In a large bowl, toss the shredded cheeses with the cornstarch to coat.

Rub the inside of a large saucepan with the garlic, and discard.  Pour the wine and lemon juice into the pan and cook over medium heat until hot but not boiling.  Reduce heat to low and gradually stir in the cheese mixture, letting each addition melt before adding more. Stir in kirsch and cook for 2 min longer.  Season with the nutmeg and cayenne. Do not stop stirring and use a nonstick pot.

Light the burner and transfer the mixture to the fondue pot. Regulate the burner so the cheese doesn't boil.. just keeps it heated.  You will have to continue stirring it each time you dip, to keep the temperature throughout the dish.

** Edit
Basically like Andy's lol. Sorry about that Andy, I had this page open a while!


----------



## jennyema (Apr 14, 2011)

I don't think it depends on the recipe in the case at hand, although Andy and Saph's recipes are spot-on.

Using any recipe, if it's at its _lowest_ setting and burns there is a technical issue with the equipment.

What kind of set-up are you using?


----------



## vitauta (Jun 4, 2011)

have you tried a beef fondue?  just as fun, but strictly for carnivores.  instead of cheese, you heat oil, and spear small chunks of beef, sizzling them on your fork in the fondue pot, till the morsels are rare-to-medium done.  this fondue dish requires high quality beef, top grade, boneless.  participation can be a sensual experience - or just plain fun - as you wish.  what the hey, give it a try with your fondue set, besieged as it is from all sides by our experts here at dc....


----------



## blissful (Jun 6, 2011)

vitauta said:


> have you tried a beef fondue? just as fun, but strictly for carnivores. instead of cheese, you heat oil, and spear small chunks of beef, sizzling them on your fork in the fondue pot, till the morsels are rare-to-medium done. this fondue dish requires high quality beef, top grade, boneless. participation can be a sensual experience - or just plain fun - as you wish. what the hey, give it a try with your fondue set, besieged as it is from all sides by our experts here at dc....


 
With Cheese Fondue, you really have to 'attend it', to keep it liquid.
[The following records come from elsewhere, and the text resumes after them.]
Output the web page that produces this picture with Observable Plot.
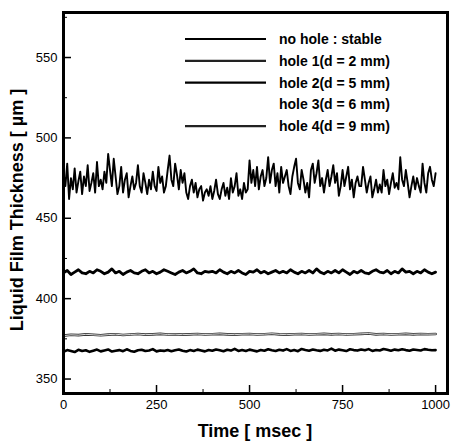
<!DOCTYPE html>
<html><head><meta charset="utf-8">
<script src="https://cdn.jsdelivr.net/npm/d3@7"></script>
<script src="https://cdn.jsdelivr.net/npm/@observablehq/plot@0.6"></script>
<style>
body{margin:0;background:#fff;font-family:"Liberation Sans",Arial,sans-serif;}
#wrap{position:relative;width:451px;height:447px;}
</style></head>
<body><div id="wrap"></div>
<script>
// ---- data ----
const seriesNames = ["no hole : stable","hole 1(d = 2 mm)","hole 2(d = 5 mm)","hole 3(d = 6 mm)","hole 4(d = 9 mm)"];
const xTicks = [0,250,500,750,1000];
const xMinor = [125,375,625,875];
const yTicks = [350,400,450,500,550];
const yMinor = [375,425,475,525,575];
// time step 5 msec
const noHole = [
478,470,484,462,475,468,481,466,473,479,
465,476,470,483,467,472,478,466,485,470,
474,468,479,472,490,480,470,487,476,465,
470,482,466,474,478,463,470,476,468,472,
483,470,466,478,472,465,474,468,479,470,
467,482,472,476,466,470,480,489,474,470,
484,477,468,480,472,478,466,462,470,474,
466,472,463,468,470,461,466,468,464,470,
462,467,474,465,462,468,472,464,469,462,
475,466,470,478,464,468,462,472,466,468,
486,472,480,470,482,468,476,480,470,475,
488,472,480,484,470,478,466,482,472,476,
480,470,465,476,482,487,472,468,480,474,
466,472,463,480,484,472,478,486,470,475,
466,474,480,470,476,483,472,478,464,470,
480,470,476,482,468,474,463,472,476,470,
470,482,474,466,472,476,463,468,474,466,
471,466,480,470,474,465,472,478,469,472,
468,488,474,470,480,472,463,470,476,468,
475,470,466,484,472,466,478,482,474,470,
478];
// time step 10 msec
const hole2 = [
416,417.5,415,416.5,418,416,415.5,417,416,418,
417,415.5,416.5,418.5,416,417,415,416.5,417.5,416,
415.5,417,418,416,417,415.5,416.5,418,417,416,
415,416.5,417.5,416,417,418.5,416,415.5,417,416.5,
417,416,418,416.5,415.5,417,416,417.5,416,415,
417,416.5,418,416,417,415.5,416.5,417.5,416,417,
416,418,416.5,415.5,417,416,417.5,416,418.5,416.5,
415.5,417,416,417.5,416,418,416.5,415,417,416,
417.5,416,415.5,417,418,416.5,416,417.5,415.5,417,
416,418.5,416.5,417,415.5,417,416,418,416.5,415.5,416.5];
const hole4 = [
367,368,367.5,366.8,368.2,367.4,367.9,366.9,367.6,368.3,
367.2,367.8,368.4,367.1,367.6,368,367.3,368.5,367.5,367,
367.9,368.2,367.4,367.7,368.6,367.2,367.8,367.5,368.1,367.3,
367.9,368.4,367.6,367.1,368,367.5,368.3,367.8,367.2,368.1,
367.6,368.4,367.9,367.3,368.2,367.7,368.8,367.5,368,367.4,
368.3,367.8,367.2,368.1,367.6,368.5,367.9,367.4,368.2,367.7,
368.6,367.5,368,367.3,368.7,368.1,367.6,368.4,367.9,367.5,
368.2,367.8,368.9,367.6,368.3,367.9,367.4,368.5,368,367.7,
368.4,367.9,368.6,367.5,368.1,367.8,368.7,368.2,367.6,368.3,
367.9,368.5,368,367.6,368.4,368.1,367.8,368.6,368.2,367.9,368];
// time step 20 msec
const hole1 = [377,377.5,377.3,377.8,377.5,377.2,377.6,377.9,377.4,377.7,378,377.6,377.8,378.1,377.7,377.9,377.6,377.8,378,377.7,
377.9,378.1,377.8,377.6,377.9,378,377.7,377.9,378.2,377.8,377.6,377.9,378,377.7,377.9,378.1,377.8,378,377.7,377.9,
378.1,378.3,377.8,378,377.7,377.9,378.1,377.8,378,377.9,378];

const rows = (arr, step) => arr.map((v,i) => ({t: i*step, v}));
const xDom = [0, 1032], yDom = [341, 578];
// tick lengths in data units (major ~7px, minor ~4px)
const xPerPx = (xDom[1]-xDom[0]) / (451-63-4);
const yPerPx = (yDom[1]-yDom[0]) / (447-12-54);

const plot = Plot.plot({
  width: 451, height: 447,
  marginLeft: 63, marginRight: 4, marginTop: 12, marginBottom: 54,
  style: {fontFamily: '"Liberation Sans", Arial, sans-serif', color: "#000", background: "#fff"},
  x: {domain: xDom},
  y: {domain: yDom},
  marks: [
    Plot.lineY(rows(noHole,5), {x:"t", y:"v", stroke:"#000", strokeWidth:1.9, strokeLinejoin:"round"}),
    Plot.lineY(rows(hole2,10), {x:"t", y:"v", stroke:"#000", strokeWidth:2.8}),
    Plot.lineY(rows(hole1,20), {x:"t", y:"v", stroke:"#333", strokeWidth:2.6}),
    Plot.lineY(rows(hole1,20), {x:"t", y:"v", stroke:"#eee", strokeWidth:0.9}),
    Plot.lineY(rows(hole4,10), {x:"t", y:"v", stroke:"#000", strokeWidth:2.6}),
    Plot.axisX(xTicks, {anchor:"bottom", tickSize:0, tickPadding:6, fontSize:13, tickFormat:d=>String(d), label:null}),
    Plot.axisY(yTicks, {anchor:"left", tickSize:0, tickPadding:6, fontSize:13, tickFormat:d=>String(d), label:null}),
    Plot.ruleX(xTicks, {x:d=>d, y1:yDom[0], y2:yDom[0]+8*yPerPx, stroke:"#000", strokeWidth:1.5}),
    Plot.ruleX(xMinor, {x:d=>d, y1:yDom[0], y2:yDom[0]+4*yPerPx, stroke:"#000", strokeWidth:1}),
    Plot.ruleY(yTicks, {y:d=>d, x1:xDom[0], x2:xDom[0]+8*xPerPx, stroke:"#000", strokeWidth:1.5}),
    Plot.ruleY(yMinor, {y:d=>d, x1:xDom[0], x2:xDom[0]+4*xPerPx, stroke:"#000", strokeWidth:1}),
    Plot.frame({stroke:"#000", strokeWidth:3})
  ]
});
const wrap = document.getElementById("wrap");
wrap.appendChild(plot);

// axis titles and legend (overlay svg)
const ns = "http://www.w3.org/2000/svg";
const ov = document.createElementNS(ns, "svg");
ov.setAttribute("width", 451); ov.setAttribute("height", 447);
ov.style.position = "absolute"; ov.style.left = "0"; ov.style.top = "0";
ov.style.fontFamily = '"Liberation Sans", Arial, sans-serif';
function txt(x, y, s, size, extra) {
  const e = document.createElementNS(ns, "text");
  e.setAttribute("x", x); e.setAttribute("y", y);
  e.setAttribute("font-size", size); e.setAttribute("font-weight", "bold");
  for (const k in (extra||{})) e.setAttribute(k, extra[k]);
  e.textContent = s; ov.appendChild(e); return e;
}
txt(255, 437, "Time [ msec ]", 18, {"text-anchor":"middle"});
txt(0, 0, "Liquid Film Thickness [ µm ]", 18, {"text-anchor":"middle", transform:"translate(23,210) rotate(-90)"});
const legStroke = ["#000","#222","#000","#fff","#222"];
seriesNames.forEach((name, i) => {
  const y = 39 + i*21.8;
  const l = document.createElementNS(ns, "line");
  l.setAttribute("x1", 185); l.setAttribute("x2", 266);
  l.setAttribute("y1", y); l.setAttribute("y2", y);
  l.setAttribute("stroke", legStroke[i]); l.setAttribute("stroke-width", 2.2);
  ov.appendChild(l);
  txt(279, y + 5, name, 14);
});
wrap.appendChild(ov);
</script></body></html>
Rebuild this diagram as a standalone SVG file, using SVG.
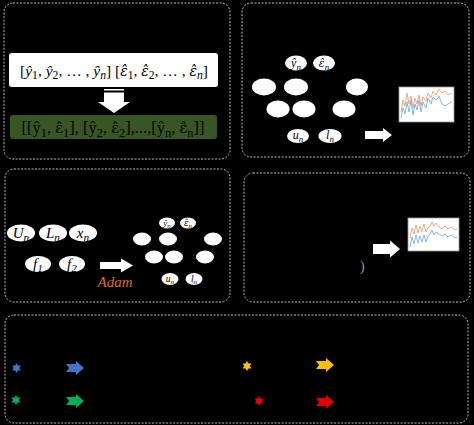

Stirring while you are all eating it. The best part is the browned cheese at the bottom and the custom is, that if you lose your bread in the fondue, you have to kiss the cook.

I liked your title, fondue or fondon't, very cute.

Meat/veggie fondue in oil, with tempura batter and three or more dipping sauces is one of my favorites.

Chocolate fondue is a nice treat too. I usually don't make it because it's too much sweet after all that rich cheese or meat fondue.


----------



## u8sushi2 (Jun 11, 2011)

I am thinking you have a hot pot not a fondue pot. Its higher heat is used for heating either oil or broth. They are great for meats, seafood and veggies.


----------